L’impasse politique est complète. Moscou n’a de cesse de dénoncer le blocage des négociations du groupe de contact trilatéral sur le Donbass (OSCE, Russie, Ukraine) et le peu d’avancée des négociations au format de Normandie (Allemagne, France, Russie, Ukraine), tout en restant arc-bouté sur son interprétation des Accords de Minsk 2. Six ans après leur signature en février 2015, Moscou et Kiev ne sont toujours pas d’accord sur l’ordre d’application des mesures. Les Ukrainiens insistent sur la nécessité d’appliquer en priorité les clauses de sécurité et demandent des aménagements. Les Russes exigent que les clauses politiques, notamment la loi de décentralisation et la loi d’amnistie, interviennent en premier ; ils refusent de changer d’un iota le texte de ces accords qu’ils considèrent comme une victoire personnelle de Vladimir Poutine. Face à la nouvelle escalade militaire, le Président Zelensky en a appelé au Président Poutine, lui proposant d’entamer des négociations directes. En vain.
Il faut rappeler que cette guerre a fait des deux côtés 14 000 morts, dont 3 400 civils et plusieurs centaines d’enfants. Parmi les blessés, on dénombre environ 20 000 soldats et 7 000 civils (9 000 selon d’autres décomptes). Étant donné le ressentiment de part et d’autre de la ligne de contact et l’ampleur des déploiements de force aux frontières, nous ne sommes pas à l’abri d’un incident qui dégénèrerait et qui entraînerait une spirale de la violence, d’autant que la Russie dispose désormais d’un prétexte tout trouvé pour lancer une intervention. En effet, les autorités russes ayant activement distribué des passeports aux habitants des territoires séparatistes (639 000 habitants ont reçu la citoyenneté russe ces dernières années), elles pourraient désormais alléguer vouloir protéger ces nouveaux citoyens russes pour intervenir militairement ou pour reconnaître un État de facto dans le Donbass.
Il faut bien admettre que l’UE est assez démunie face à cette situation, comme face aux atteintes aux droits de l’Homme en Russie et en Biélorussie. Depuis la divulgation, en janvier 2021, du film d’Alexeï Navalny sur les schémas de corruption prêtés à Vladimir Poutine, qui a été vu 116 millions de fois en russe et 86 millions de fois en anglais, la répression s’intensifie nettement. Des représentants de la société civile, notamment les membres de la Fondation de lutte contre la corruption, fondée par Navalny, sont en butte à des intimidations policières et à des poursuites judiciaires.

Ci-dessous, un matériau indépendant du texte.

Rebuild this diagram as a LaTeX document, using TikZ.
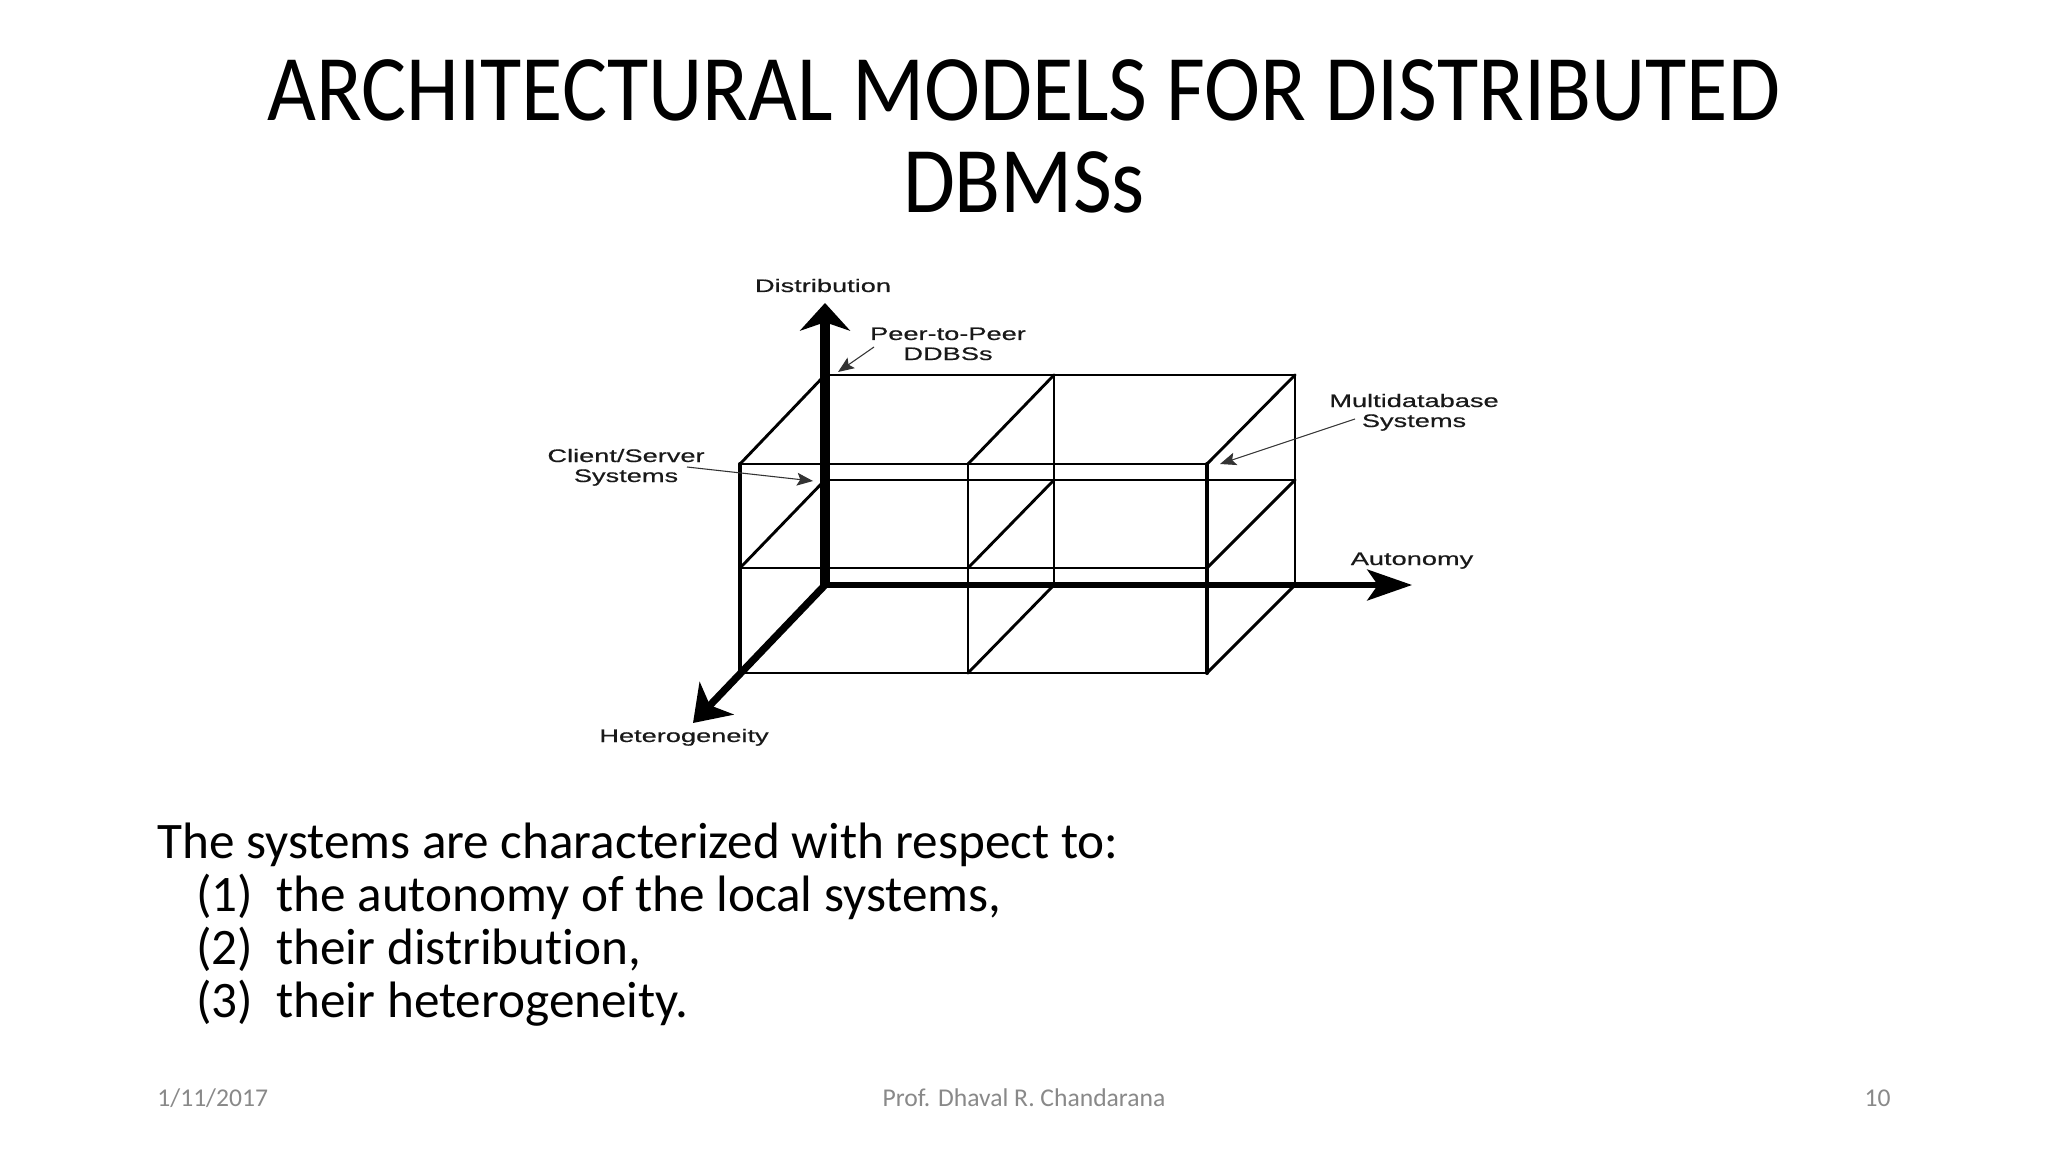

Les sanctions contre la Russie n’ont pas vraiment l’effet dissuasif recherché car les plus hauts dirigeants russes sont persuadés que rien, sinon une capitulation sur tous les sujets, ne permettra de lever les sanctions américaines, plus extensives et redoutables. De plus, ils n’ont pas renoncé à obtenir la levée des sanctions européennes. Ces dernières années, la chancelière allemande Angela Merkel a joué un rôle majeur dans leur reconduction régulière ; elle a aussi favorisé la cohésion européenne concernant l’attitude à tenir à l’égard de la Russie. De ce point de vue, son départ du pouvoir à la suite des prochaines élections fédérales au Bundestag en septembre 2021 pourrait rebattre les cartes.